La fluidité du montage épouse celle d'une caméra qui ne cesse de glisser, de tournoyer, de s'insinuer partout, passant par les fenêtres, parcourant l'intérieur d'un piano, rebondissant sur les notes d'une partition, suivant les sillons d'un disque ou les déroulements d'une bande magnétique, montant et descendant, soulignant de son oeil morbide le sang qui perle sur un carreau de faïence, sur le corps encore frémissant, et percé d'une aiguille à tricoter, d'un oiseau, gouttant des lèvres d'un cadavre ou d'une bouche qu'on a fracassée contre les coins d'une table et d'une cheminée, stigmatisant sans cesse l'étrangeté, la poésie et la beauté vénéneuse de la mort.



De la même manière, l'intrigue déroule ses méandres avec une nonchalante et passionnante élégance, comme au rythme d'une promenade somnambule dont les ruptures de ton (pourtant parfois piquantes, brutales) et les détours marquants se dissolvent dans la même étrange et prenante harmonie !

Les renvois et les allusions, totalement digerés et intégrés, à Hitchcock ("Psychose", "Une Femme disparait" ...), à Antonioni ("Blow up", bien entendu, mais surtout cette insistance sur l'abstraction géométrique, la stylisation et la théatralité des cadrages et de la mise en scène), à Sergio Leone, à Mario Bava ou à Fritz Lang parsèment discrètement toute l'oeuvre.


Tout comme les références aux films précédents ( les trois gialli aux titres "animaliers" des débuts de carrière), cette réorchestration parfaite des images, des préoccupations, des méthodes déjà expérimentées et comme l'introduction des thèmes, des recherches et des orientations futurs.
Ainsi peut-on déjà interpreter le trio des parapsychologues du début du film comme l'amorce de celui des Trois Mères ("Suspiria", le film qui viendra ensuite, était d'ailleurs titré "Les Frissons de l'angoisse 2", lors de sa distribution dans certains pays) ; ainsi les explorations de la maison hantée préfigurent-elles celles de la maléfique TanzAcadémie ...


La bande originale des "Frissons de l'angoisse" est finalement signée par les Goblin (initialement choisi, Giorgio Gaslini n'a pas su répondre aux attentes d'Argento ; il ne subsiste qu'un thème de son travail ).

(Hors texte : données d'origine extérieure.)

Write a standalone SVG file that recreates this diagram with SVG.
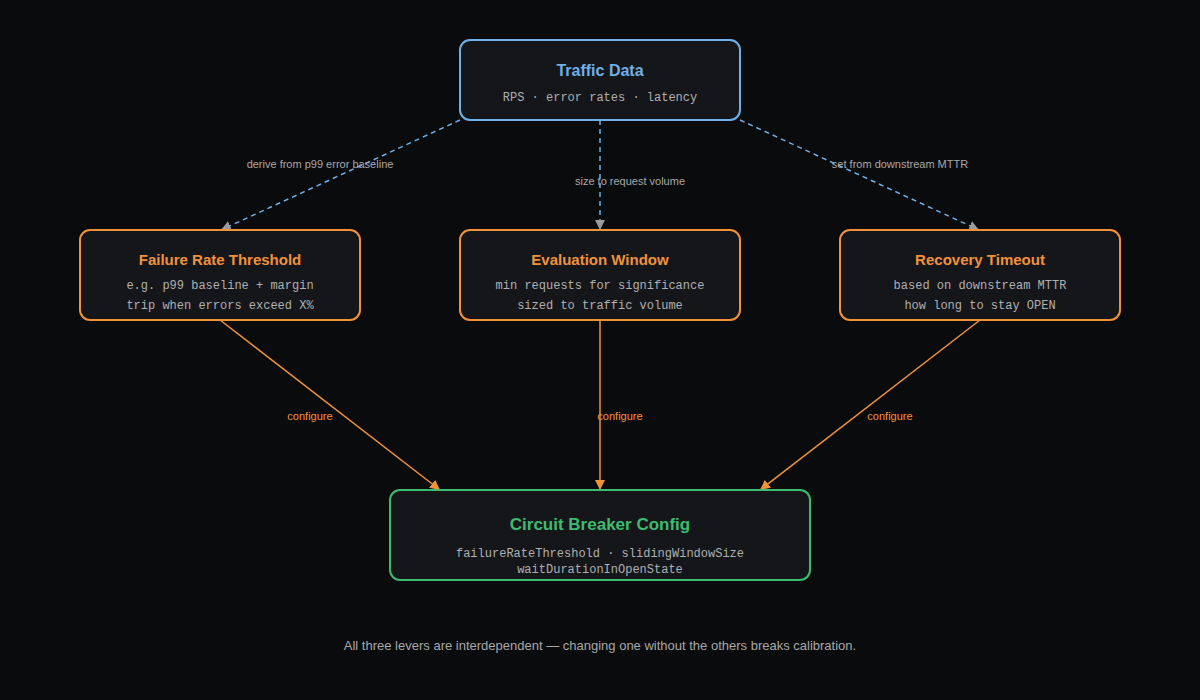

Le film inaugurera une collaboration plus que fidèle et finalement toujours fructueuse et réussie. Le tout jeune groupe de "rock atmosphérique" propose des compositions qui rappellent le travail de Mike Oldfield ou de Tangerine Dream et impriment aux images éblouissantes et inquiétantes du cinéaste l'écho et le pendant, tout en même temps moderne et mélodieux, abstrait, épuré, obsédant et magique, que le film attendait.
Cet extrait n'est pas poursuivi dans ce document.